Bitcoin Generic Address Format Proposal
I've been implementing segregated witness support for c-lightning; it's interesting that there's no address format for the new form of addresses. There's a segregated-witness-inside-p2sh which uses the existing p2sh format, but if you want raw segregated witness (which is simply a "0" followed by a 20-byte or 32-byte hash), the only proposal is BIP142 which has been deferred.
If we're going to have a new address format, I'd like to make the case for shifting away from bitcoin's base58 (eg. 1At1BvBMSEYstWetqTFn5Au4m4GFg7xJaNVN2):
- base58 is not trivial to parse. I used the bignum library to do it, though you can open-code it as bitcoin-core does.
- base58 addresses are variable-length. That makes webforms and software mildly harder, but also eliminates a simple sanity check.
- base58 addresses are hard to read over the phone. Greg Maxwell points out that the upper and lower case mix is particularly annoying.
- The 4-byte SHA check does not guarantee to catch the most common form of errors; transposed or single incorrect letters, though it's pretty good (1 in 4 billion chance of random errors passing).
- At around 34 letters, it's fairly compact (36 for the BIP141 P2WPKH).
This is my proposal for a generic replacement (thanks to CodeShark for generalizing my previous proposal) which covers all possible future address types (as well as being usable for current ones):
- Prefix for type, followed by colon. Currently "btc:" or "testnet:".
- The full scriptPubkey using base 32 encoding as per http://philzimmermann.com/docs/human-oriented-base-32-encoding.txt.
- At least 30 bits for crc64-ecma, up to a multiple of 5 to reach a letter boundary. This covers the prefix (as ascii), plus the scriptPubKey.
- The final letter is the Damm algorithm check digit of the entire previous string, using this 32-way quasigroup. This protects against single-letter errors as well as single transpositions.
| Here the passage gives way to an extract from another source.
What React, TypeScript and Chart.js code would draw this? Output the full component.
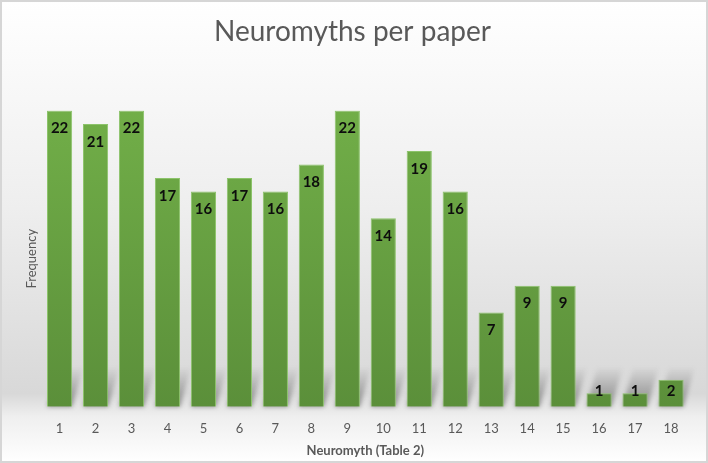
import { useEffect, useRef } from "react";
import { Chart, registerables } from "chart.js";
Chart.register(...registerables);

const myths = ["1", "2", "3", "4", "5", "6", "7", "8", "9", "10", "11", "12", "13", "14", "15", "16", "17", "18"];
const frequency = [22, 21, 22, 17, 16, 17, 16, 18, 22, 14, 19, 16, 7, 9, 9, 1, 1, 2];

const FONT = "Lato, 'Noto Sans', sans-serif";

// page background (white -> grey -> white) and the thin frame
const backdrop = {
  id: "backdrop",
  beforeDraw(chart: any) {
    const { ctx, width, height } = chart;
    const g = ctx.createLinearGradient(0, 0, 0, height);
    g.addColorStop(0, "#ffffff");
    g.addColorStop(0.45, "#eeeeee");
    g.addColorStop(0.85, "#d8d8d8");
    g.addColorStop(0.9, "#efefef");
    g.addColorStop(1, "#ffffff");
    ctx.save();
    ctx.fillStyle = g;
    ctx.fillRect(0, 0, width, height);
    ctx.strokeStyle = "#d6d6d6";
    ctx.lineWidth = 2;
    ctx.strokeRect(1, 1, width - 2, height - 2);
    ctx.restore();
  },
};

// soft slanted shadow behind each bar
const barShadows = {
  id: "barShadows",
  beforeDatasetsDraw(chart: any) {
    const { ctx } = chart;
    const meta = chart.getDatasetMeta(0);
    ctx.save();
    ctx.filter = "blur(2px)";
    meta.data.forEach((bar: any) => {
      const half = bar.width / 2;
      const base = bar.base;
      const g = ctx.createLinearGradient(0, base, 0, base - 40);
      g.addColorStop(0, "rgba(70,70,70,0.55)");
      g.addColorStop(1, "rgba(70,70,70,0)");
      ctx.fillStyle = g;
      ctx.beginPath();
      ctx.moveTo(bar.x - half, base);
      ctx.lineTo(bar.x + half, base);
      ctx.lineTo(bar.x + half + 11, base - 40);
      ctx.lineTo(bar.x - half + 11, base - 40);
      ctx.closePath();
      ctx.fill();
    });
    ctx.restore();
  },
};

// value labels at the inside end of each bar
const barLabels = {
  id: "barLabels",
  afterDatasetsDraw(chart: any) {
    const { ctx } = chart;
    const meta = chart.getDatasetMeta(0);
    ctx.save();
    ctx.font = `bold 15px ${FONT}`;
    ctx.fillStyle = "#0d0d0d";
    ctx.textAlign = "center";
    ctx.textBaseline = "middle";
    meta.data.forEach((bar: any, i: number) => {
      const y = Math.min(bar.y + 18, bar.base - 16);
      ctx.fillText(String(frequency[i]), bar.x, y);
    });
    ctx.restore();
  },
};

export default function App() {
  const canvasRef = useRef<HTMLCanvasElement>(null);

  useEffect(() => {
    if (!canvasRef.current) return;
    const ctx = canvasRef.current.getContext("2d");
    if (!ctx) return;

    const chart = new Chart(ctx, {
      type: "bar",
      data: {
        labels: myths,
        datasets: [{
          label: "Frequency",
          data: frequency,
          backgroundColor: (c: any) => {
            const area = c.chart.chartArea;
            if (!area) return "#6aa443";
            const g = c.chart.ctx.createLinearGradient(0, area.top, 0, area.bottom);
            g.addColorStop(0, "#71ae48");
            g.addColorStop(1, "#5b8f3a");
            return g;
          },
          borderColor: "#8cc36a",
          borderWidth: 1,
          barPercentage: 0.7,
          categoryPercentage: 1,
        }],
      },
      options: {
        responsive: false,
        animation: false,
        layout: { padding: { left: 16, right: 19, top: 0, bottom: 2 } },
        plugins: {
          legend: { display: false },
          tooltip: { enabled: false },
          title: {
            display: true,
            text: "Neuromyths per paper",
            color: "#595959",
            font: { family: FONT, size: 28, weight: "normal" },
            padding: { top: 15, bottom: 62 },
          },
        },
        scales: {
          x: {
            grid: { display: false, drawTicks: false },
            border: { display: false },
            ticks: { color: "#595959", font: { family: FONT, size: 13 }, padding: 14 },
            title: {
              display: true,
              text: "Neuromyth (Table 2)",
              color: "#595959",
              font: { family: FONT, size: 13, weight: "bold" },
              padding: { top: -7, bottom: 2 },
            },
          },
          y: {
            min: 0,
            max: 22,
            grid: { display: false, drawTicks: false },
            border: { display: false },
            ticks: { display: false },
            title: {
              display: true,
              text: "Frequency",
              color: "#595959",
              font: { family: FONT, size: 13 },
              padding: { top: 8, bottom: 2 },
            },
          },
        },
      },
      plugins: [backdrop, barShadows, barLabels],
    });

    return () => chart.destroy();
  }, []);

  return (
    <div style={{ position: "absolute", left: 0, top: 0, width: 708, height: 463 }}>
      <canvas ref={canvasRef} width={708} height={463} />
    </div>
  );
}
These addresses look like btc:ybndrfg8ejkmcpqxot1uwisza345h769ybndrrfg (41 digits for a P2WPKH) or btc:yybndrfg8ejkmcpqxot1uwisza345h769ybndrfg8ejkmcpqxot1uwisza34 (60 digits for a P2WSH) (note: neither of these has the correct CRC or check letter, I just made them up). A classic P2PKH would be 45 digits, like btc:ybndrfg8ejkmcpqxot1uwisza345h769wiszybndrrfg, and a P2SH would be 42 digits.
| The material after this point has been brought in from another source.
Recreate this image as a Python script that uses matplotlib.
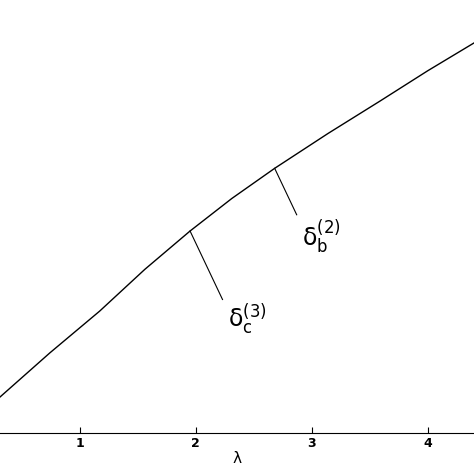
import numpy as np
import matplotlib
matplotlib.use("Agg")
import matplotlib.pyplot as plt

# curve (lambda, value)
lam = [0.31, 0.74, 1.17, 1.56, 1.95, 2.31, 2.68, 3.14, 3.59, 4.0, 4.4]
val = [0.31, 0.69, 1.05, 1.41, 1.74, 2.02, 2.28, 2.58, 2.86, 3.12, 3.36]

# markers for the two labelled points
marks = [(1.95, 1.74, r"$\mathregular{\delta_c^{(3)}}$", 2.23, 1.15),
         (2.68, 2.28, r"$\mathregular{\delta_b^{(2)}}$", 2.87, 1.88)]
xticks = [1, 2, 3, 4]

fig = plt.figure(figsize=(4.74, 4.74), dpi=100)
ax = fig.add_axes([0, 0.0865, 1, 0.9135])
ax.plot(lam, val, color="black", lw=1)
for x0, y0, lab, x1, y1 in marks:
    ax.plot([x0, x1], [y0, y1], color="black", lw=0.8)
    ax.text(x1 + 0.05, y1 - 0.02, lab, fontsize=17, ha="left", va="top")

ax.set_xlim(0.31, 4.4)
ax.set_ylim(0, 3.73)
ax.set_xticks(xticks)
ax.set_xticklabels([str(t) for t in xticks], fontweight="bold", fontsize=9)
ax.tick_params(axis="x", direction="in", length=4, pad=3)
ax.set_yticks([])
for s in ["top", "right", "left"]:
    ax.spines[s].set_visible(False)
ax.set_xlabel(r"$\mathregular{\lambda}$", fontsize=11, labelpad=0)
fig.savefig("out.png", dpi=100)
While manually copying addresses is something which should be avoided, it does happen, and the cost of making them robust against common typographic errors is small. The CRC is a good idea even for machine-based systems: it will let through less than 1 in a billion mistakes. Distinguishing which blockchain is a nice catchall for mistakes, too.
We can, of course, bikeshed this forever, but I wanted to anchor the discussion with something I consider fairly sane.